## Task
Lines holding the string "this" are the ones to copy; find them all in the data.

## Provided records
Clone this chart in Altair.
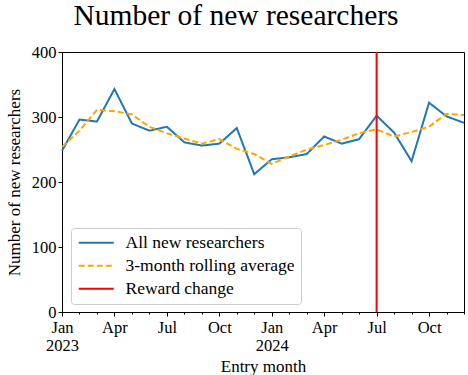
import altair as alt
import pandas as pd

# Month index 0 = Jan 2023 ... 23 = Dec 2024
month_index = list(range(24))
all_new = [248, 296, 293, 343, 290, 279, 285, 261, 256, 259, 283, 212,
           235, 238, 243, 270, 259, 266, 302, 276, 232, 322, 301, 291]
rolling = [254, 279, 311, 309, 304, 285, 275, 267, 259, 266, 251, 243,
           228, 239, 250, 257, 265, 275, 281, 270, 277, 285, 305, 303]
reward_change_month = [18]
series_names = ["All new researchers", "3-month rolling average", "Reward change"]
series_colors = ["#1f77b4", "orange", "red"]
# tick labels for each month index ('' = minor tick without label)
tick_labels = [["Jan", "2023"], "", "", "Apr", "", "", "Jul", "", "", "Oct", "", "",
               ["Jan", "2024"], "", "", "Apr", "", "", "Jul", "", "", "Oct", "", ""]

df_lines = pd.DataFrame({
    "m": month_index * 2,
    "value": all_new + rolling,
    "series": [series_names[0]] * 24 + [series_names[1]] * 24,
})
df_rule = pd.DataFrame({"m": reward_change_month, "series": [series_names[2]]})

FONT = "Liberation Serif"


def js(v):
    if isinstance(v, list):
        return "[" + ",".join(js(x) for x in v) + "]"
    return "'" + v + "'"


label_expr = f"{js(tick_labels)}[round(datum.value)]"

x_enc = alt.X(
    "m:Q",
    scale=alt.Scale(domain=[0, 23], nice=False, zero=False),
    axis=alt.Axis(
        values=month_index,
        labelExpr=label_expr,
        title="Entry month",
        tickSize={"condition": {"test": "round(datum.value) % 3 === 0", "value": 4}, "value": 2},
        labelPadding=3,
        labelFlush=False,
        labelOverlap=False,
        labelLineHeight=18,
        titlePadding=5,
    ),
)
y_enc = alt.Y(
    "value:Q",
    scale=alt.Scale(domain=[0, 400], nice=False),
    axis=alt.Axis(values=[0, 100, 200, 300, 400], title="Number of new researchers",
                  tickSize=4, labelPadding=2, titlePadding=8),
)
color_enc = alt.Color(
    "series:N",
    scale=alt.Scale(domain=series_names, range=series_colors),
    legend=alt.Legend(title=None),
)
dash_enc = alt.StrokeDash(
    "series:N",
    scale=alt.Scale(domain=series_names, range=[[1, 0], [6, 3], [1, 0]]),
    legend=alt.Legend(title=None),
)

lines = alt.Chart(df_lines).mark_line(strokeWidth=2).encode(
    x=x_enc, y=y_enc, color=color_enc, strokeDash=dash_enc
)
rule = alt.Chart(df_rule).mark_rule(strokeWidth=2).encode(
    x=x_enc, color=color_enc, strokeDash=dash_enc
)

chart = (
    alt.layer(lines, rule)
    .properties(
        width=402, height=260,
        title=alt.TitleParams("Number of new researchers", font=FONT, fontSize=29.5,
                              fontWeight="normal", color="black", offset=13,
                              anchor="middle", dx=-27),
        autosize=alt.AutoSizeParams(type="none"),
        padding={"left": 62, "top": 52, "right": 4, "bottom": 63},
    )
    .configure_view(stroke="black", strokeWidth=1)
    .configure_axis(
        labelFont=FONT, titleFont=FONT, labelFontSize=16.5, titleFontSize=17,
        titleFontWeight="normal", labelColor="black", titleColor="black",
        domainColor="black", tickColor="black", grid=False,
    )
    .configure_legend(
        orient="none", legendX=9, legendY=176,
        fillColor="white", strokeColor="#cccccc", cornerRadius=3, padding=6,
        labelFont=FONT, labelFontSize=17.5, labelColor="black", labelLimit=400,
        symbolType="M-2.5,0H2.5", symbolSize=196, symbolStrokeWidth=2,
        symbolOffset=10.5, labelOffset=20.5, rowPadding=4,
    )
)

chart.save("out.html", embed_options={"renderer": "svg", "actions": False})
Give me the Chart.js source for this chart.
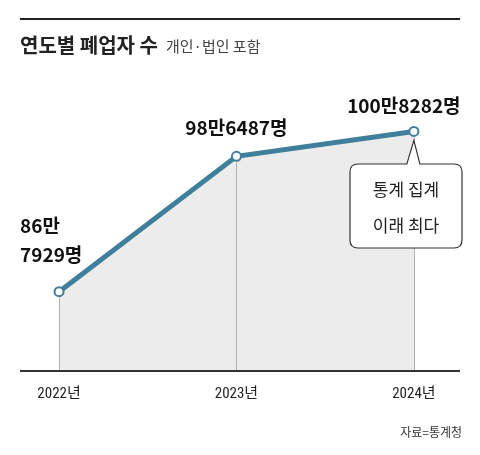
<!DOCTYPE html><html><head><meta charset="utf-8">
<script src="https://cdn.jsdelivr.net/npm/chart.js@4"></script>
<style>body{margin:0;background:#fff;font-family:"Noto Sans CJK KR";}#w{position:relative;width:480px;height:455px}canvas{position:absolute;left:0;top:0}</style></head><body>
<div id="w"><canvas id="c" width="480" height="455"></canvas></div>
<script>
const years=[2022,2023,2024];
const yearLabels=['2022년','2023년','2024년'];
const values=[867929,986487,1008282];
const valueLabels=[['86만','7929명'],['98만6487명'],['100만8282명']];
const callout=['통계 집계','이래 최다'];
const col='#3f7f9b';
const deco={id:'deco',afterDraw(ch){const c=ch.ctx,x=ch.scales.x,y=ch.scales.y,a=ch.chartArea;c.save();
c.fillStyle='#222';c.fillRect(20,18,440,2);
c.font='bold 20px "Noto Sans CJK KR"';c.textBaseline='alphabetic';c.fillText('연도별 폐업자 수',20,53);
let w=c.measureText('연도별 폐업자 수').width;c.font='15px "Noto Sans CJK KR"';c.fillStyle='#444';c.fillText('개인·법인 포함',20+w+8,52);
c.fillStyle='#333';c.fillRect(a.left,a.bottom-1,a.right-a.left,2);
c.font='15px "Roboto Condensed","Liberation Sans Narrow","Noto Sans CJK KR"';c.textAlign='center';c.fillStyle='#222';
years.forEach((v,i)=>c.fillText(yearLabels[i],x.getPixelForValue(v),398));
c.font='bold 19px "Liberation Sans Narrow","Noto Sans CJK KR"';c.fillStyle='#111';
c.textAlign='left';c.fillText(valueLabels[0][0],20,233);c.fillText(valueLabels[0][1],20,262);
c.textAlign='center';c.fillText(valueLabels[1][0],x.getPixelForValue(years[1]),135);
c.fillText(valueLabels[2][0],x.getPixelForValue(years[2])-10,113);
const px=x.getPixelForValue(years[2]),py=y.getPixelForValue(values[2]);
c.strokeStyle='#333';c.lineWidth=1.2;c.fillStyle='#fff';
const bx=350,by=164,bw=112,bh=84,r=8;c.beginPath();
c.moveTo(bx+r,by);c.lineTo(px-7,by);c.lineTo(px,py+9);c.lineTo(px+6,by);c.lineTo(bx+bw-r,by);c.quadraticCurveTo(bx+bw,by,bx+bw,by+r);
c.lineTo(bx+bw,by+bh-r);c.quadraticCurveTo(bx+bw,by+bh,bx+bw-r,by+bh);c.lineTo(bx+r,by+bh);c.quadraticCurveTo(bx,by+bh,bx,by+bh-r);
c.lineTo(bx,by+r);c.quadraticCurveTo(bx,by,bx+r,by);c.closePath();c.fill();c.stroke();
c.fillStyle='#222';c.font='17px "Noto Sans CJK KR"';c.fillText(callout[0],bx+bw/2,196);c.fillText(callout[1],bx+bw/2,232);
c.font='12px "Noto Sans CJK KR"';c.textAlign='right';c.fillStyle='#333';c.fillText('자료=통계청',462,437);
c.restore();},
afterDatasetsDraw(ch){const c=ch.ctx,x=ch.scales.x,y=ch.scales.y,a=ch.chartArea;c.save();c.strokeStyle='#b0b0b0';c.lineWidth=1;
years.forEach((v,i)=>{const px=Math.round(x.getPixelForValue(v))+0.5;c.beginPath();c.moveTo(px,y.getPixelForValue(values[i])+6);c.lineTo(px,a.bottom);c.stroke();});c.restore();}};
new Chart(document.getElementById('c'),{type:'line',data:{datasets:[{data:years.map((v,i)=>({x:v,y:values[i]})),borderColor:col,borderWidth:5,fill:'origin',backgroundColor:'#ececec',pointRadius:4.5,pointBorderWidth:2,pointBackgroundColor:'#fff',pointBorderColor:col,tension:0}]},
options:{responsive:false,animation:false,layout:{padding:{left:20,right:20,top:60,bottom:84}},plugins:{legend:{display:false},tooltip:{enabled:false}},
scales:{x:{type:'linear',display:false,min:2021.78,max:2024.26},y:{display:false,min:798500,max:1070800}}},plugins:[deco]});
</script></body></html>
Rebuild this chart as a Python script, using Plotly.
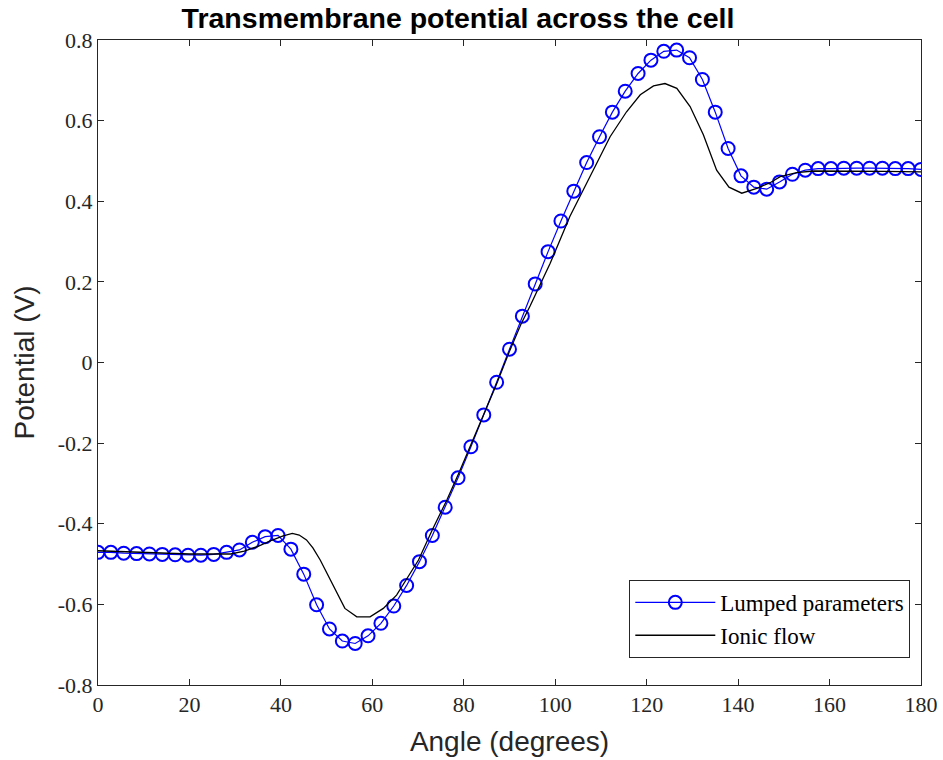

## Worked solution
Clone this chart in Altair.
Give me the Chart.js source for this chart.
Rebuild this chart as a Python script, using Plotly.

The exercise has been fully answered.